George Soros sponsored Proposition 47, the prime mover for increased crime rates in California, as Breitbart News reported on Thursday, is responsible for a huge decrease in crucial DNA collection for law enforcement agencies.
DNA collection is mandatory under current state law for those arrested for felonies. With the passage of Proposition 47, which reduced penalties for a variety of crimes, reclassifying numerous felonies as misdemeanors, the state’s DNA samples have diminished. The basic equation is less felonies equals less DNA samples equals reduced ability to solve crimes.
Since the law was passed in November, the state can no longer analyze some 250,000 DNA samples.
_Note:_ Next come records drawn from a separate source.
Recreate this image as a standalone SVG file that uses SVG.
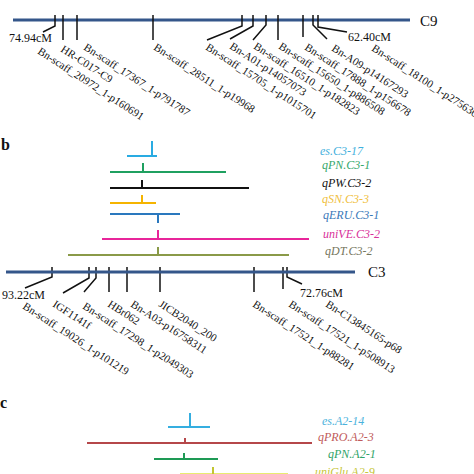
<svg xmlns="http://www.w3.org/2000/svg" width="474" height="474" viewBox="0 0 474 474">
<style>
.chr{stroke:#34568a;stroke-width:3;fill:none}
.tk{stroke:#111;stroke-width:1.5;fill:none}
.ml{font-family:"Liberation Serif","Times New Roman",serif;font-size:11px;fill:#111}
.cm{font-family:"Liberation Serif","Times New Roman",serif;font-size:12px;fill:#111}
.cn{font-family:"Liberation Serif","Times New Roman",serif;font-size:15px;fill:#111}
.pl{font-family:"Liberation Serif","Times New Roman",serif;font-size:16px;font-weight:bold;fill:#111}
.ql{font-family:"Liberation Serif","Times New Roman",serif;font-size:12px;font-style:italic}
.qb{stroke-width:2;fill:none}
</style>
<rect width="474" height="474" fill="#fff"/>

<!-- Panel a: C9 -->
<g id="chrC9">
<line class="chr" x1="13" y1="20" x2="410" y2="20"/>
<text class="cn" x="420" y="26">C9</text>
<text class="cm" x="9" y="42">74.94cM</text>
<text class="cm" x="348" y="41">62.40cM</text>
</g>
<g id="connectors">
<!-- C9 ticks -->
<polyline class="tk" points="55,15 55,26 43,32"/>
<line class="tk" x1="63" y1="15" x2="63" y2="40"/>
<line class="tk" x1="77" y1="15" x2="77" y2="40"/>
<line class="tk" x1="153" y1="15" x2="153" y2="40"/>
<polyline class="tk" points="242,15 242,26 207,40"/>
<polyline class="tk" points="253,15 253,26 230,39"/>
<polyline class="tk" points="266,15 266,25 253,40"/>
<line class="tk" x1="278" y1="15" x2="278" y2="40"/>
<line class="tk" x1="303" y1="15" x2="303" y2="37"/>
<polyline class="tk" points="313,15 313,25 327,39"/>
<polyline class="tk" points="318,15 318,27 347,32"/>
<!-- C3 ticks -->
<polyline class="tk" points="52,267 52,277 25,288"/>
<polyline class="tk" points="89,267 89,278 63,293"/>
<polyline class="tk" points="96,267 96,278 84,292"/>
<line class="tk" x1="109" y1="267" x2="109" y2="292"/>
<line class="tk" x1="127" y1="267" x2="127" y2="292"/>
<line class="tk" x1="160" y1="267" x2="160" y2="292"/>
<line class="tk" x1="254" y1="267" x2="254" y2="292"/>
<line class="tk" x1="283" y1="267" x2="283" y2="289"/>
<polyline class="tk" points="287,267 287,277 302,284"/>
</g>
<g id="markersC9">
<g id="m-HR-C017-C9"><text class="ml" transform="translate(60,51) rotate(33)">HR-C017-C9</text></g>
<g id="m-20972"><text class="ml" transform="translate(37,53) rotate(33)">Bn-scaff_20972_1-p160691</text></g>
<g id="m-17367"><text class="ml" transform="translate(83,49) rotate(33)">Bn-scaff_17367_1-p791787</text></g>
<g id="m-28511"><text class="ml" transform="translate(153,49) rotate(33)">Bn-scaff_28511_1-p19968</text></g>
<g id="m-15705"><text class="ml" transform="translate(205,49) rotate(33)">Bn-scaff_15705_1-p1015701</text></g>
<g id="m-A01"><text class="ml" transform="translate(229,48) rotate(33)">Bn-A01-p14057073</text></g>
<g id="m-16510"><text class="ml" transform="translate(253,48) rotate(33)">Bn-scaff_16510_1-p182823</text></g>
<g id="m-15650"><text class="ml" transform="translate(278,48) rotate(33)">Bn-scaff_15650_1-p886508</text></g>
<g id="m-17888"><text class="ml" transform="translate(304,49) rotate(33)">Bn-scaff_17888_1-p156678</text></g>
<g id="m-A09"><text class="ml" transform="translate(331,50) rotate(33)">Bn-A09-p14167293</text></g>
<g id="m-18100"><text class="ml" transform="translate(371,50) rotate(33)">Bn-scaff_18100_1-p275636</text></g>
</g>

<!-- Panel b -->
<text class="pl" x="1" y="150">b</text>
<g id="q-es-C3-17"><line class="qb" stroke="#29abe2" x1="127" y1="156" x2="157" y2="156"/><line class="qb" stroke="#29abe2" x1="152" y1="141" x2="152" y2="156"/><text class="ql" fill="#3fb0dd" x="320" y="155">es.C3-17</text></g>
<g id="q-qPN-C3-1"><line class="qb" stroke="#1fa060" x1="110" y1="172" x2="226" y2="172"/><line class="qb" stroke="#1fa060" x1="143" y1="163" x2="143" y2="172"/><text class="ql" fill="#35a86c" x="322" y="169">qPN.C3-1</text></g>
<g id="q-qPW-C3-2"><line class="qb" stroke="#111" x1="110" y1="188" x2="249" y2="188"/><line class="qb" stroke="#111" x1="142" y1="180" x2="142" y2="188"/><text class="ql" fill="#111" x="322" y="187">qPW.C3-2</text></g>
<g id="q-qSN-C3-3"><line class="qb" stroke="#f5b400" x1="110" y1="203" x2="156" y2="203"/><line class="qb" stroke="#f5b400" x1="142" y1="195" x2="142" y2="203"/><text class="ql" fill="#f0c040" x="322" y="203">qSN.C3-3</text></g>
<g id="q-qERU-C3-1"><line class="qb" stroke="#2a78be" x1="110" y1="214" x2="180" y2="214"/><line class="qb" stroke="#2a78be" x1="158" y1="214" x2="158" y2="223"/><text class="ql" fill="#3a78b8" x="323" y="219">qERU.C3-1</text></g>
<g id="q-uniVE-C3-2"><line class="qb" stroke="#e8259a" x1="102" y1="239" x2="309" y2="239"/><line class="qb" stroke="#e8259a" x1="158" y1="230" x2="158" y2="239"/><text class="ql" fill="#d8309a" x="323" y="238">uniVE.C3-2</text></g>
<g id="q-qDT-C3-2"><line class="qb" stroke="#8a9a48" x1="68" y1="255" x2="289" y2="255"/><line class="qb" stroke="#8a9a48" x1="158" y1="247" x2="158" y2="255"/><text class="ql" fill="#76765e" x="325" y="255">qDT.C3-2</text></g>

<g id="chrC3">
<line class="chr" x1="6" y1="272" x2="355" y2="272"/>
<text class="cn" x="368" y="277">C3</text>
<text class="cm" x="2" y="299">93.22cM</text>
<text class="cm" x="300" y="297">72.76cM</text>
</g>
<g id="markersC3">
<g id="m-19026"><text class="ml" transform="translate(22,308) rotate(33)">Bn-scaff_19026_1-p101219</text></g>
<g id="m-IGF1141f"><text class="ml" transform="translate(52,306) rotate(33)">IGF1141f</text></g>
<g id="m-17298"><text class="ml" transform="translate(82,308) rotate(33)">Bn-scaff_17298_1-p2049303</text></g>
<g id="m-HBr062"><text class="ml" transform="translate(107,306) rotate(33)">HBr062</text></g>
<g id="m-A03"><text class="ml" transform="translate(130,306) rotate(33)">Bn-A03-p16758311</text></g>
<g id="m-JICB"><text class="ml" transform="translate(158,306) rotate(33)">JICB2040_200</text></g>
<g id="m-17521a"><text class="ml" transform="translate(252,306) rotate(33)">Bn-scaff_17521_1-p88281</text></g>
<g id="m-17521b"><text class="ml" transform="translate(288,306) rotate(33)">Bn-scaff_17521_1-p508913</text></g>
<g id="m-C138"><text class="ml" transform="translate(325,306) rotate(33)">Bn-C13845165-p68</text></g>
</g>

<!-- Panel c -->
<text class="pl" x="0" y="408">c</text>
<g id="q-es-A2-14"><line class="qb" stroke="#35aee0" x1="168" y1="427" x2="210" y2="427"/><line class="qb" stroke="#35aee0" x1="190" y1="413" x2="190" y2="427"/><text class="ql" fill="#4ab2dc" x="322" y="425">es.A2-14</text></g>
<g id="q-qPRO-A2-3"><line class="qb" stroke="#b5474a" x1="87" y1="443" x2="312" y2="443"/><line class="qb" stroke="#b5474a" x1="185" y1="438" x2="185" y2="443"/><text class="ql" fill="#c05a5a" x="318" y="441">qPRO.A2-3</text></g>
<g id="q-qPN-A2-1"><line class="qb" stroke="#1e9a55" x1="154" y1="459" x2="218" y2="459"/><line class="qb" stroke="#1e9a55" x1="184" y1="453" x2="184" y2="459"/><text class="ql" fill="#30a468" x="328" y="458">qPN.A2-1</text></g>
<g id="q-uniGlu-A2-9"><line stroke="#e8ec70" stroke-width="4" x1="180" y1="475" x2="288" y2="475"/><line class="qb" stroke="#c2c530" x1="213" y1="467" x2="213" y2="474"/><text class="ql" fill="#c6c63a" x="315" y="476">uniGlu.A2-9</text></g>
</svg>
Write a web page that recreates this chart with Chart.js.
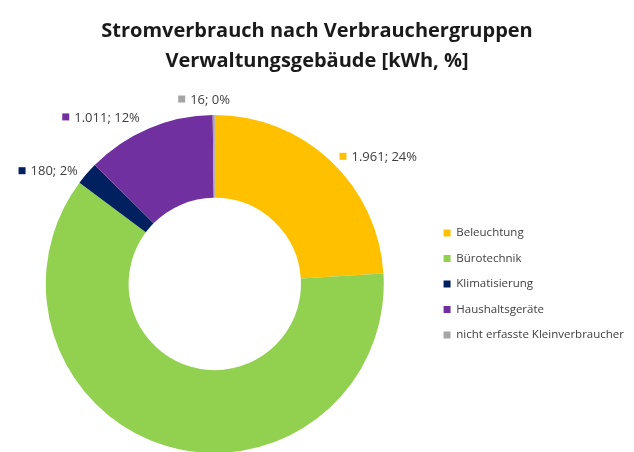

On top of that, according to an editorial in the Sacramento Bee, hundreds of thousands of previously collected DNA samples may have to be deleted from the state’s database due to the new law. The Bee editorial reads, “We shudder to think of the serious crimes that will go unsolved as a result.”
Sacramento County District Attorney Anne Marie Schubert, well known for her cold case prosecuting, plans on changing the law by adding misdemeanors to the DNA collection list. This would provide DNA collection for assault and battery, burglary, petty theft with a prior conviction, grand theft, receiving stolen property, identity theft and fraud crimes, forgery, drug offenses, indecent exposure, spousal abuse, annoying children, animal cruelty, and lewd conduct offenses.
In a letter to Assemblyman Jim Cooper, D-Elk Grove, who once served as captain for the Sacramento County Sheriff’s Department, Schubert wrote that, “Many rapists, murderers and other serious and violent offenders have been linked to their crimes because of their DNA being entered into the database due to their commission of drug possession, fraud, forgery, and certain theft crime.”
Schubert clarified the need for the amendment by pointing to the specific cold case of a 57-year-old man with a twenty-five year criminal record. DNA testing for a 2005 drug bust of Donald Carter matched his genetic material in the rape, robbery, and beating death of Sophia McAllister, 80, in her home in 1989.
The solving of the Boston Strangler case in 2013, when law enforcement authorities identified Albert DeSalvo as the culprit in eleven murders, is perhaps the most famous cold case solved by DNA testing.
The Bee editorial excoriated the new law, saying that Proposition 47 reduced some felonies to misdemeanors that were actually very serious:
The initiative included some “petty” crimes that we thought were pretty serious, including possession of date-rape drugs and stolen firearms worth less than $950, which is to say most handguns. There are few reasons to have a hot Smith & Wesson or a vial of Rohypnol in your pocket other than causing mischief and mayhem.